ARTICLE II
REORGANIZATION TRANSACTIONS
Section 2.1 Reorganization Transactions. Subject to the terms and conditions hereinafter set forth, and on the basis of and in reliance upon the representations, warranties, covenants and agreements set forth herein, the parties hereto shall take the actions described in this Section 2.1, or cause such actions to take place (each, a “Reorganization Transaction” and, collectively, the “Reorganization Transactions”):
(a) At least one Business Day prior to the IPO Closing Date, the applicable parties shall take the actions set forth below (or cause such actions to take place):
(i) Pubco shall adopt and file with the Secretary of State of the State of Delaware an Amended and Restated Certificate of Incorporation of Pubco, in substantially the form attached hereto as Exhibit A (the “Amended and Restated Certificate of Incorporation”), with such changes or modifications as approved by the Board.

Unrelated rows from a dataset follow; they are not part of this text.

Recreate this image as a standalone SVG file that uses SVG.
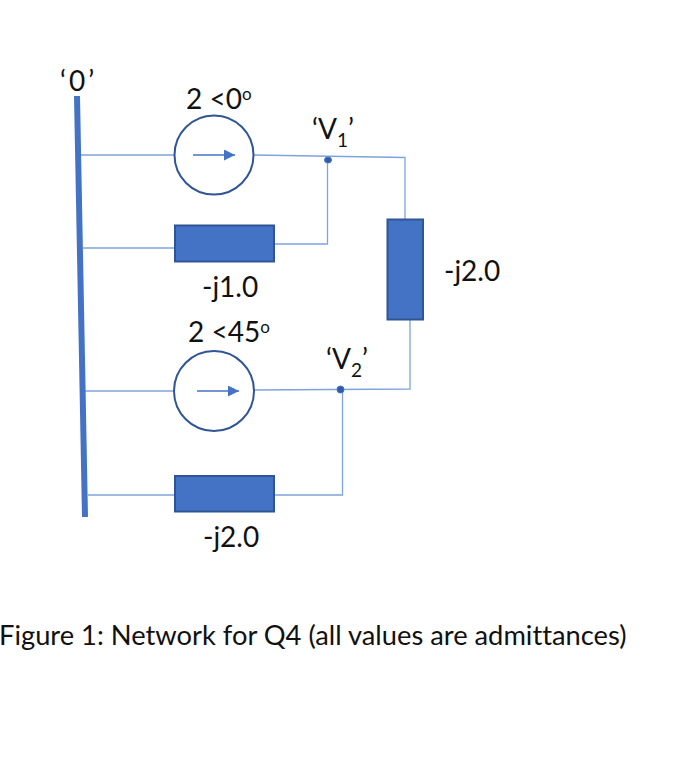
<svg xmlns="http://www.w3.org/2000/svg" width="698" height="758" viewBox="0 0 698 758">
<style>
text{font-family:"Lato","Open Sans",sans-serif;fill:#111;font-size:28px;font-variant-ligatures:none}
.w{fill:none;stroke:#7fa3dc;stroke-width:1.3}
.b{fill:#4472c4;stroke:#2f5597;stroke-width:2}
.c{fill:#fff;stroke:#2f5597;stroke-width:2}
.a{fill:none;stroke:#4472c4;stroke-width:1.3;marker-end:url(#h)}
.d{fill:#2f5ba8;stroke:#4472c4;stroke-width:1}
.s{font-size:19px}
.o{font-size:17px}
</style>
<defs><marker id="h" markerUnits="userSpaceOnUse" markerWidth="12" markerHeight="12" refX="11" refY="5.500" orient="auto"><path d="M0 0L11 5.500L0 11Z" fill="#4472c4"/></marker></defs>
<g id="connectors">
<path class="w" d="M81 155H175"/>
<path class="w" d="M254 155L405 157.500V219"/>
<path class="w" d="M83 248H175"/>
<path class="w" d="M274 244H327.500V160"/>
<path class="w" d="M85 391H175"/>
<path class="w" d="M254 390L410 389V320"/>
<path class="w" d="M88 495H175"/>
<path class="w" d="M274 495H342.500V390"/>
</g>
<g id="bus"><path d="M77 96L85 517" stroke="#4472c4" stroke-width="6" fill="none"/><text x="60" y="91" letter-spacing="3">‘0’</text></g>
<g id="source1"><circle class="c" cx="214" cy="155" r="39.500"/><path class="a" d="M193 155H235"/><text x="186" y="109">2 &lt;0<tspan class="o" dy="-9">o</tspan></text></g>
<g id="admittance1"><rect class="b" x="175" y="225.500" width="99" height="36"/><text x="202" y="297">-j1.0</text></g>
<g id="source2"><circle class="c" cx="214" cy="391" r="40"/><path class="a" d="M197 391H239"/><text x="188" y="342">2 &lt;45<tspan class="o" dy="-9">o</tspan></text></g>
<g id="admittance2"><rect class="b" x="175" y="476" width="99" height="35.500"/><text x="203" y="547">-j2.0</text></g>
<g id="admittance3"><rect class="b" x="387.500" y="219.500" width="35.500" height="100"/><text x="444" y="281">-j2.0</text></g>
<g id="nodeV1"><ellipse class="d" cx="328" cy="160" rx="3.500" ry="3"/><text x="312" y="139">‘V<tspan class="s" dy="8">1</tspan><tspan dy="-8">’</tspan></text></g>
<g id="nodeV2"><circle class="d" cx="340.500" cy="389.500" r="3.500"/><text x="326" y="369">‘V<tspan class="s" dy="8">2</tspan><tspan dy="-8">’</tspan></text></g>
<text id="caption" x="-1" y="645" style="font-size:27.300px">Figure 1: Network for Q4 (all values are admittances)</text>
</svg>
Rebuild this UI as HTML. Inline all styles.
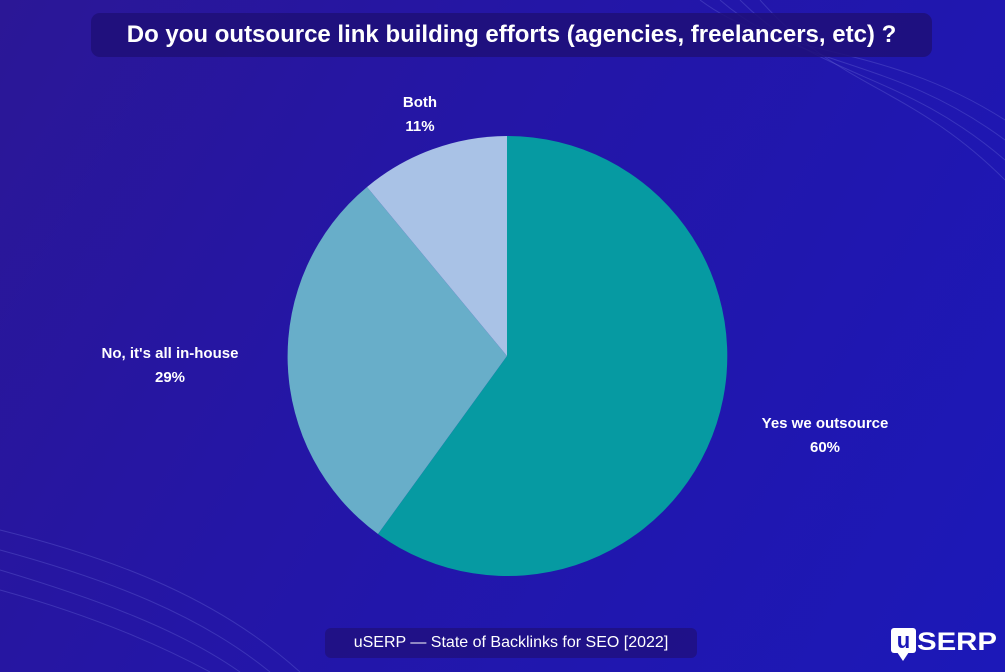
<!DOCTYPE html>
<html><head><style>
body{margin:0;width:1005px;height:672px;overflow:hidden;background:linear-gradient(120deg,#2b1796 0%,#2416a6 40%,#1c18b8 100%);font-family:"Liberation Sans",sans-serif;position:relative}
.t{position:absolute;color:#fff;font-weight:bold;text-align:center}
</style></head><body>
<svg width="1005" height="672" style="position:absolute;left:0;top:0">
<g fill="none" stroke="#6a6ad8" stroke-opacity="0.35" stroke-width="1">
<path d="M700 0 C780 60 880 40 1005 120"/><path d="M720 0 C800 70 890 55 1005 140"/><path d="M740 0 C820 80 900 70 1005 160"/><path d="M760 0 C840 90 910 85 1005 180"/>
<path d="M0 530 C120 560 220 600 300 672"/><path d="M0 550 C110 580 200 615 270 672"/><path d="M0 570 C100 600 180 630 240 672"/><path d="M0 590 C90 615 160 645 210 672"/>
</g>
<rect x="91" y="13" width="841" height="44" rx="9" fill="#1f0f78" fill-opacity="0.85"/>
<rect x="325" y="628" width="372" height="30" rx="6" fill="#1f0f78" fill-opacity="0.7"/>
<path d="M507 356 L507 136 A220 220 0 1 1 378 534 Z" fill="#069aa2"/>
<path d="M507 356 L378 534 A220 220 0 0 1 367 187 Z" fill="#68aec9"/>
<path d="M507 356 L367 187 A220 220 0 0 1 507 136 Z" fill="#a9c2e6"/>
<rect x="891" y="628" width="25" height="25" rx="3" fill="#fff"/>
<path d="M897 652 L903 661 L909 652 Z" fill="#fff"/>
<text x="903.5" y="648" font-family="Liberation Sans" font-weight="bold" font-size="22" fill="#1c18b8" text-anchor="middle">u</text>
<text x="917" y="650" font-family="Liberation Sans" font-weight="bold" font-size="25" fill="#fff" textLength="80" lengthAdjust="spacingAndGlyphs">SERP</text>
</svg>
<div class="t" style="left:91px;top:21px;width:841px;font-size:24px">Do you outsource link building efforts (agencies, freelancers, etc) ?</div>
<div class="t" style="left:370px;top:91px;width:100px;font-size:15px;line-height:24px">Both<br>11%</div>
<div class="t" style="left:55px;top:342px;width:230px;font-size:15px;line-height:24px">No, it's all in-house<br>29%</div>
<div class="t" style="left:720px;top:412px;width:210px;font-size:15px;line-height:24px">Yes we outsource<br>60%</div>
<div class="t" style="left:325px;top:634px;width:372px;font-size:16px;font-weight:normal">uSERP — State of Backlinks for SEO [2022]</div>
</body></html>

(ii) Pubco shall adopt Amended and Restated Bylaws of Pubco in substantially the form attached hereto as Exhibit B (the “Amended and Restated Bylaws”), with such changes or modifications as approved by the Board.
(iii) Pubco shall form Signify Merger Sub 1, LLC (“Signify Merger Sub 1”), a Delaware limited liability company, Signify Merger Sub 2, Inc. (“Signify Merger Sub 2”), a Delaware corporation, and Signify Merger Sub 3, Inc. (“Signify Merger Sub 3”), a Delaware corporation.
(b) At least one day prior to the IPO Closing Date, the applicable parties shall take the actions set forth below (or cause such actions to take place), which shall, in each case, be effective in the following order (except as set forth below):
(i) Company LLC Agreement. The Company, Pubco and the requisite Pre-IPO LLC Members shall amend and restate the Second Amended and Restated LLC Agreement in substantially the form attached hereto as Exhibit C (the “Third Amended and Restated LLC Agreement”), with such changes or modifications as approved by the Board, pursuant to which Pubco will be admitted as the managing member of the Company and all of the equity interests of the Company will be reclassified into LLC Units.
(ii) Aggregator LLC Agreement. Aggregator LLC, Pubco and NMP AIV shall amend and restate the Third Amended & Restated Limited Liability Company Agreement, dated as of February 12, 2020, of Aggregator LLC, in substantially the form attached hereto as Exhibit D (the “Aggregator LLC Agreement”), pursuant to which Pubco will be admitted as the managing member of the Aggregator LLC and all of the equity interests of Aggregator LLC will be reclassified into a single class of units.
(iii) Distribution Agreement. NMP AIV and New Mountain Partners V Special (AIV-C), LLC, a Delaware limited liability company (“New Mountain Blocker”) shall enter into a Distribution Agreement in substantially the form attached hereto as Exhibit E (the “Distribution Agreement”), pursuant to which NMP AIV shall distribute LLC Units to New Mountain Blocker in complete redemption of New Mountain Blocker’s interest in NMP AIV.